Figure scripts
Begin
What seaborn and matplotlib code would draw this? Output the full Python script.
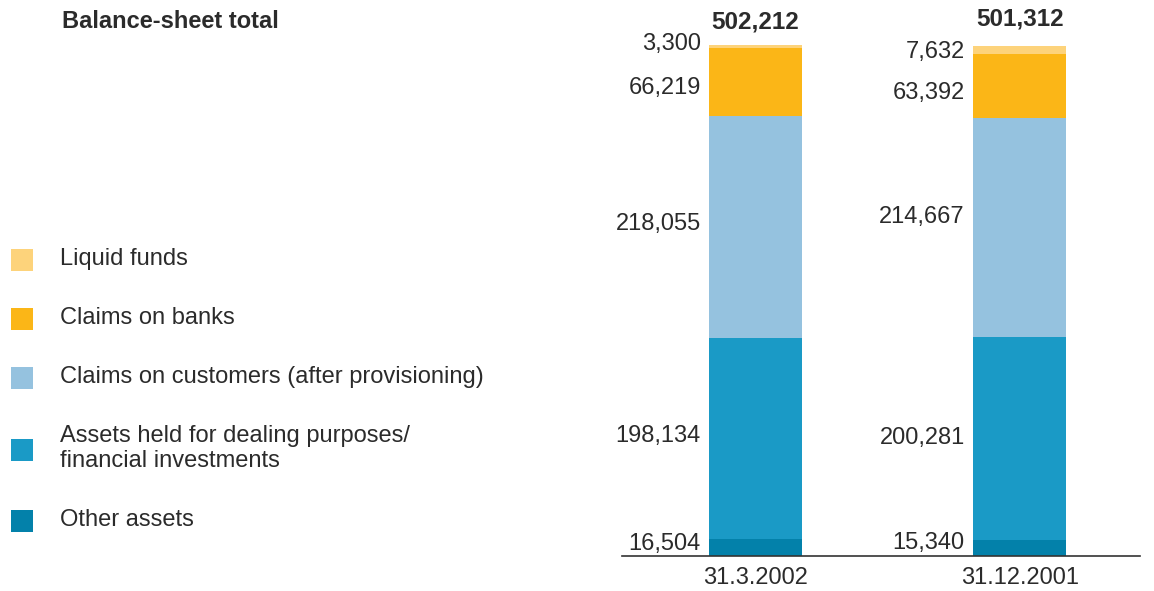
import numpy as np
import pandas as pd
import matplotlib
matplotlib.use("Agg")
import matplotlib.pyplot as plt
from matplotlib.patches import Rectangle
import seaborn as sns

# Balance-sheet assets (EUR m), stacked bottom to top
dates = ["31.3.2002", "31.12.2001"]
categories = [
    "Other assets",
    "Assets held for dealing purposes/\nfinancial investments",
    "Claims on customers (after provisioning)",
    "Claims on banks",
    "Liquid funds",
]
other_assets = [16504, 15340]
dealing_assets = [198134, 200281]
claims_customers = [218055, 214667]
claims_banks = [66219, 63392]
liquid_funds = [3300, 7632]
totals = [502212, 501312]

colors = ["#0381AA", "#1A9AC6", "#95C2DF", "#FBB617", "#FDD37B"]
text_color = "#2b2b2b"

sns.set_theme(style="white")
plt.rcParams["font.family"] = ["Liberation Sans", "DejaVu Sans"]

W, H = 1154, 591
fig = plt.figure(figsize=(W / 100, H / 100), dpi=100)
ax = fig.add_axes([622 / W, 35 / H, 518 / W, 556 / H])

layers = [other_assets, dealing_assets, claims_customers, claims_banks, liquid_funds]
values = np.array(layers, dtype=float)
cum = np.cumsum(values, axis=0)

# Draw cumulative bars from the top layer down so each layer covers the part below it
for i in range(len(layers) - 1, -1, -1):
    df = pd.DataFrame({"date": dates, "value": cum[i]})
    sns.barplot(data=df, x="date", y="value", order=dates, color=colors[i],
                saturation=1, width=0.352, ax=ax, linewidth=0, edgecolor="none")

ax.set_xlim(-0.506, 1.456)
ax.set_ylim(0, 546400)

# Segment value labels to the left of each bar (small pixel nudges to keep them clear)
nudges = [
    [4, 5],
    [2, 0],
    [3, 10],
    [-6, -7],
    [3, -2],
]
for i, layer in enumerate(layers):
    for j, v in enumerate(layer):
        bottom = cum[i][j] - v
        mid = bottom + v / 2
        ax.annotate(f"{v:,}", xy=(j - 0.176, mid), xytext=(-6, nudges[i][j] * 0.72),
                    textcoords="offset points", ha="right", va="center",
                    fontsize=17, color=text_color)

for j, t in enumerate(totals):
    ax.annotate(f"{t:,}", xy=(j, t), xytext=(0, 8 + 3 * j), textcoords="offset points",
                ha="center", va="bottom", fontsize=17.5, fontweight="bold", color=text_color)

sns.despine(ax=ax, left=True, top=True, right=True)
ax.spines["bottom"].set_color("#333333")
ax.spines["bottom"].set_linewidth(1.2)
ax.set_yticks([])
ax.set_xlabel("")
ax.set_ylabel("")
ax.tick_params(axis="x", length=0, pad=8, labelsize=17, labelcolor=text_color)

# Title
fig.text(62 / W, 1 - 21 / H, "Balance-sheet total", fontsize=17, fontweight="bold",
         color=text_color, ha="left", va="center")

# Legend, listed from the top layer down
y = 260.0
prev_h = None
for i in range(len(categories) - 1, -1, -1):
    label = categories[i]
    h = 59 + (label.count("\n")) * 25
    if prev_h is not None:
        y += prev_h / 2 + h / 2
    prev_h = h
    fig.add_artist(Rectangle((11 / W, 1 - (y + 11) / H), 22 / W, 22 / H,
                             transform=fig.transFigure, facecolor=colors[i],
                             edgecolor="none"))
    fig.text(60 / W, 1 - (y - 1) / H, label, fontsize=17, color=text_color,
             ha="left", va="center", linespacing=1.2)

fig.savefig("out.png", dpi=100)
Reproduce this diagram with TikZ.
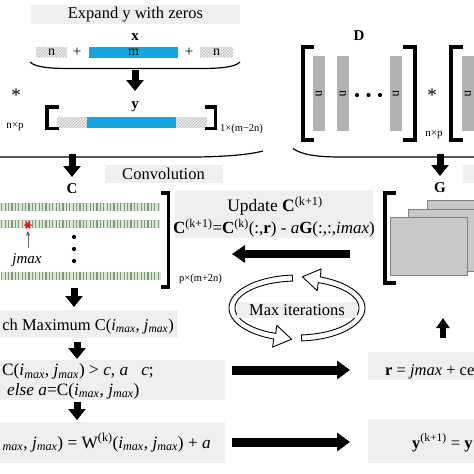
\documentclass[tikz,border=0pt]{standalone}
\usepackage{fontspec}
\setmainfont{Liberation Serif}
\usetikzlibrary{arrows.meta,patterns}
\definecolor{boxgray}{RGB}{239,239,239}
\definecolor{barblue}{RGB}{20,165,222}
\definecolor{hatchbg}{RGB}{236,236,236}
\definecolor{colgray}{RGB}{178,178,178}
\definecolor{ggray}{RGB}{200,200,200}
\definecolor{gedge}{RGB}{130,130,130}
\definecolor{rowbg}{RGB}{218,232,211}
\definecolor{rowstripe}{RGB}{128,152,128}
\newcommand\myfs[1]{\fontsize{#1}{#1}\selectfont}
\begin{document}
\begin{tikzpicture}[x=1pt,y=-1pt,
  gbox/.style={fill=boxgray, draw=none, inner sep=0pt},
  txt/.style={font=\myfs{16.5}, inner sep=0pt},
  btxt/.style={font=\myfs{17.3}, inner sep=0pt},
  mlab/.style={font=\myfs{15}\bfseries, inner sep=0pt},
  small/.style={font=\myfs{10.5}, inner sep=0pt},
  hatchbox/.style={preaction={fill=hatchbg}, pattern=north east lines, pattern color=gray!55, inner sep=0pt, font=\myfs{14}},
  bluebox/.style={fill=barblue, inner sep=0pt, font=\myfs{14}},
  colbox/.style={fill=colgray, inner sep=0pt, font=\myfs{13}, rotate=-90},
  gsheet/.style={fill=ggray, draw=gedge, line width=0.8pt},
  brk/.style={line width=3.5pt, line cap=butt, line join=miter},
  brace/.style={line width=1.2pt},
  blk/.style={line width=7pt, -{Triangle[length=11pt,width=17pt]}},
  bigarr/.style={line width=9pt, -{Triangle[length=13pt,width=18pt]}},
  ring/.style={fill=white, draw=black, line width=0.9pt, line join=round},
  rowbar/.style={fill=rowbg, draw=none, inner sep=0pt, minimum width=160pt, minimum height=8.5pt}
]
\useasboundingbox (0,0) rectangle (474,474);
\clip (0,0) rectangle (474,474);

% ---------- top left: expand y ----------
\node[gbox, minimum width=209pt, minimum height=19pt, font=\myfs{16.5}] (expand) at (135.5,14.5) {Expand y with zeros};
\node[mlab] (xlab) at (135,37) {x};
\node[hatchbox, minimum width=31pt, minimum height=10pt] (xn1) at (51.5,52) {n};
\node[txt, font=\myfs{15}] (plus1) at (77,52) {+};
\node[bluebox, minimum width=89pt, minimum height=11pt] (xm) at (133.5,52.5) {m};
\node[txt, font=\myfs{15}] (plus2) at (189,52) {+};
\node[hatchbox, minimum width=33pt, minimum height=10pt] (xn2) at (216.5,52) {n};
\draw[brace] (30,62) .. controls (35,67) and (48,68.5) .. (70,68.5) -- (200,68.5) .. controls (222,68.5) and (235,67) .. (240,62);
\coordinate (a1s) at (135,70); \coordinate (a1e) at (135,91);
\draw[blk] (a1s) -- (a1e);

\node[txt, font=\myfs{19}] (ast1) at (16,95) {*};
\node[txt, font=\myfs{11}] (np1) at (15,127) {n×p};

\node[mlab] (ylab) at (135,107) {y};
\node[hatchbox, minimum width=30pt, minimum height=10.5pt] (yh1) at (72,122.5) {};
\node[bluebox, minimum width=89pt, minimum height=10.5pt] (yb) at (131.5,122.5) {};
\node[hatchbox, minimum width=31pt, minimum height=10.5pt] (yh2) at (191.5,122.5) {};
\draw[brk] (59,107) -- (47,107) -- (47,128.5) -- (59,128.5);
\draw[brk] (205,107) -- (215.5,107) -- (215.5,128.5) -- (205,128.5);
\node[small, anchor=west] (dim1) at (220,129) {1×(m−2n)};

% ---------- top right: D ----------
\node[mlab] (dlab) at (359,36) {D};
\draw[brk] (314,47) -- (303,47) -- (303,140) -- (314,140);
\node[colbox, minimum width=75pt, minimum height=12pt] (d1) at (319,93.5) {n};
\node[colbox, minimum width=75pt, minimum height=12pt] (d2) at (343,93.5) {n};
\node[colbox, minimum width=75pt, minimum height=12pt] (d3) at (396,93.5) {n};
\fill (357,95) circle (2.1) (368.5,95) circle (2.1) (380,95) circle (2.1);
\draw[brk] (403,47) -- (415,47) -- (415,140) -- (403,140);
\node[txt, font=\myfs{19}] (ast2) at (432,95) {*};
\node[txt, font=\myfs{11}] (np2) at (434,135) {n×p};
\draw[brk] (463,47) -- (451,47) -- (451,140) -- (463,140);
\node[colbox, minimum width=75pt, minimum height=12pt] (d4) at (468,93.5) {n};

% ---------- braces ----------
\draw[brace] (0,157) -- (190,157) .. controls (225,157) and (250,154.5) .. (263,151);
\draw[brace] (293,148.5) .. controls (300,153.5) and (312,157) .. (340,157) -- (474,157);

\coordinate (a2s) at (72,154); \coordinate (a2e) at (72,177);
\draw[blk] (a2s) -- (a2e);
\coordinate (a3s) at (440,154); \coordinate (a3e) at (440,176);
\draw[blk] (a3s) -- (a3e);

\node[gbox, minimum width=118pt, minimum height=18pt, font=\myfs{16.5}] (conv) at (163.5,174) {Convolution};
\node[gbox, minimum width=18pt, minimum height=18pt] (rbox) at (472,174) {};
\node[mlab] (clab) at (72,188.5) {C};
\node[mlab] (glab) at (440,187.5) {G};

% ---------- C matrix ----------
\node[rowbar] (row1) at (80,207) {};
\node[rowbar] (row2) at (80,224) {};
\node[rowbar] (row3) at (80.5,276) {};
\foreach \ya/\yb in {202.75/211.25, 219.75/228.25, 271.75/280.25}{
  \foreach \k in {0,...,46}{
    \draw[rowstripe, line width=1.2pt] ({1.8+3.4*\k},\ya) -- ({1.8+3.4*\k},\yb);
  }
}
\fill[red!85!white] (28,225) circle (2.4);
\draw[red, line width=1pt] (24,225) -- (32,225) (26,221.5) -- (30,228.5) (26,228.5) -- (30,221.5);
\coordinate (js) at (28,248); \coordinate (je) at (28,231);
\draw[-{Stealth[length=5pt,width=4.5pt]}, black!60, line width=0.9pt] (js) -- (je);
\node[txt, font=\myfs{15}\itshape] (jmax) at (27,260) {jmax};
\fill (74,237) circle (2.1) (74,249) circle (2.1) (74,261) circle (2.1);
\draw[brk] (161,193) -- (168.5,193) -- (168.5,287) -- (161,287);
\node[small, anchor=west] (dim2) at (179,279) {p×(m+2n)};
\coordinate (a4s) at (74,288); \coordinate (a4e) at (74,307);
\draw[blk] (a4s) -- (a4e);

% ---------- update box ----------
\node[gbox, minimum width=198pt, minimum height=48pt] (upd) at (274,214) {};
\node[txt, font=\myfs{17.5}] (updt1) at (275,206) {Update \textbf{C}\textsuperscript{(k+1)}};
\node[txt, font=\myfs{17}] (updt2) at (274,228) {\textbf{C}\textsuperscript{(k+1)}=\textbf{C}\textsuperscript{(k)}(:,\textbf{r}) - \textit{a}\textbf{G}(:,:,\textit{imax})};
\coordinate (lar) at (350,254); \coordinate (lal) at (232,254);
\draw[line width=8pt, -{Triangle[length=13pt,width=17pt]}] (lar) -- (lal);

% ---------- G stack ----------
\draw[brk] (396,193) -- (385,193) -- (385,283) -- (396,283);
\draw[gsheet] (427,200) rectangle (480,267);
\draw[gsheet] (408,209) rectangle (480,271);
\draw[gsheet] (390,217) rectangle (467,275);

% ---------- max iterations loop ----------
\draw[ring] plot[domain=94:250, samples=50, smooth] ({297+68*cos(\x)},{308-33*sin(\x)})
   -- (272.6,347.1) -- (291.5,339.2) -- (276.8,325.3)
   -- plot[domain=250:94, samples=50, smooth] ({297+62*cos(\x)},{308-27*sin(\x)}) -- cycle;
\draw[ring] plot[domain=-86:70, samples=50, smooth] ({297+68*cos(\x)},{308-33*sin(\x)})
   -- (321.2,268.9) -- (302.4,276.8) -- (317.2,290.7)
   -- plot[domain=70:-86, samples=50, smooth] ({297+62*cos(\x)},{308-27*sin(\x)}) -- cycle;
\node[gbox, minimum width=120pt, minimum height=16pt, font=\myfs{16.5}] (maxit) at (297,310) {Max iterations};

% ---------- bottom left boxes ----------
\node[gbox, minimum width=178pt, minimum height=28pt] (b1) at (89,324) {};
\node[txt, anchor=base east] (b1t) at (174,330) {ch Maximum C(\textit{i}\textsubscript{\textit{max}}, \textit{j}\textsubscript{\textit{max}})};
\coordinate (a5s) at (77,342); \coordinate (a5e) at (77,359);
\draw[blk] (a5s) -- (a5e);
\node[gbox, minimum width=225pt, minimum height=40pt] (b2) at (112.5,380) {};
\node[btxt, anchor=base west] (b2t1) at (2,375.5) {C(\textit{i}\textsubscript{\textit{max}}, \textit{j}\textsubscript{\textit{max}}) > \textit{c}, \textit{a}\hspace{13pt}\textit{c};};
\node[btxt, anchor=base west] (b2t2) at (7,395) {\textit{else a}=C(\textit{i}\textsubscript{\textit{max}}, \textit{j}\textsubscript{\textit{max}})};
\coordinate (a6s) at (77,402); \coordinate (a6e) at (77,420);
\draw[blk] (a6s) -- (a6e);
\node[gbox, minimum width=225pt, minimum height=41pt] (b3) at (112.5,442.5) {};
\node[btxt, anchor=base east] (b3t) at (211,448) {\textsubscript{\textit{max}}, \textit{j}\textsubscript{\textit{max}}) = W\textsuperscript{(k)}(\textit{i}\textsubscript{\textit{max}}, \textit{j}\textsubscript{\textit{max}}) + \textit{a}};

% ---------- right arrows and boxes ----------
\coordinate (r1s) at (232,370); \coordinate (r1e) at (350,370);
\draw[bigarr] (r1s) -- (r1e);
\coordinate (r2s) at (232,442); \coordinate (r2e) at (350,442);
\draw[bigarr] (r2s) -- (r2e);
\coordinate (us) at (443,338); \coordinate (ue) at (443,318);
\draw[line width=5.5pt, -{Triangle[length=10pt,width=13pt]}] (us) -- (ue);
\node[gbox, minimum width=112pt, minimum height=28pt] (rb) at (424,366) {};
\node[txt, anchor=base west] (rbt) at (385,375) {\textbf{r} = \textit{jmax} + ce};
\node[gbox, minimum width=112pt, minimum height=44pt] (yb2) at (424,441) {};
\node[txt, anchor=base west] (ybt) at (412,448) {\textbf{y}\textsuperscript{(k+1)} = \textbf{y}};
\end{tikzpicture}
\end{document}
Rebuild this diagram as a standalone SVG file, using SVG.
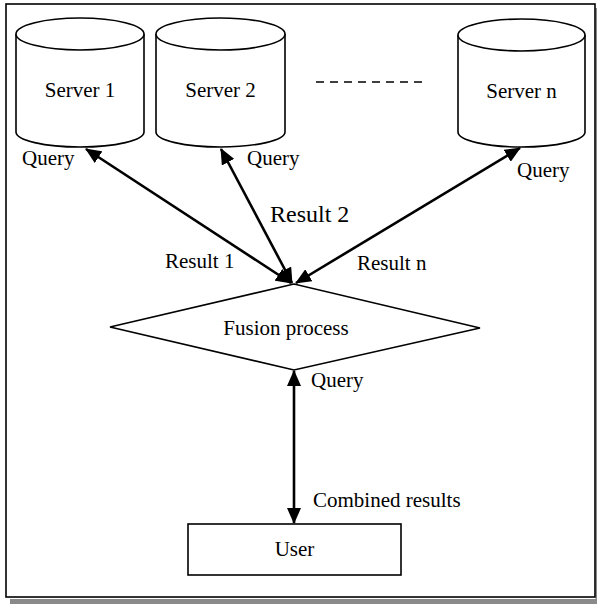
End
* WHAT NEEDS TO BE DONE: Transcribe, from the records above, the first line and every line after it up to and including the line with "import seaborn as sns"; omit pictures.

* WORKED SOLUTION:
What seaborn and matplotlib code would draw this? Output the full Python script.
import numpy as np
import pandas as pd
import matplotlib
matplotlib.use("Agg")
import matplotlib.pyplot as plt
from matplotlib.patches import Rectangle
import seaborn as sns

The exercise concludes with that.